Sunday, April 30, 2017

Circular reasoning

Historian and political economist, Gar Alperovitz, acknowledges the threat of climate change, but his idea to use the Federal Reserve in the form of "quantitive easing, i.e. create money, to take Big Oil companies out of the equation and finance a massive green infrastructure program" is circular reasoning. My comment:
Gar Alperovitz's proposition: A movement to eliminate/minimize the policy influence of the fossil fuel industry by giving them money which they can (and will) use to buy policy influence over another industrial sector... 
Transferring the economic power of the current fossil fuel sector to possibly increasing the economic power of another polluting industry (manufacture/disposal of chemicals, solar panels, agricultural wastes, and drugs are potentially polluting) creates/amplifies another set of pollutants in lieu of heat trapping pollutants.
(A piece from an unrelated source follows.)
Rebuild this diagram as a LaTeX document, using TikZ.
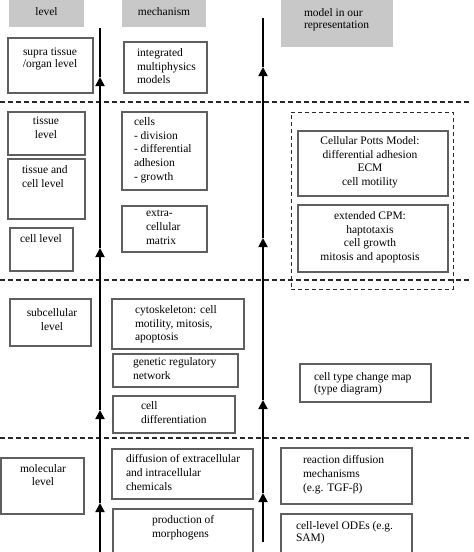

The climate change issue is an economic issue; so long as profit can be had, the owners of that profit making industry will fight for the 'right to profit'. By maintaining a small group with concentrated power, they will eventually set up another economic imbalance of power that threatens the lives and livelihoods of many workers and their families - in the name of profit. The real solution is to avoid massive concentration of power.

Update: Personal care products are a looming source of water pollution. Prescription drugs are also an area of concern.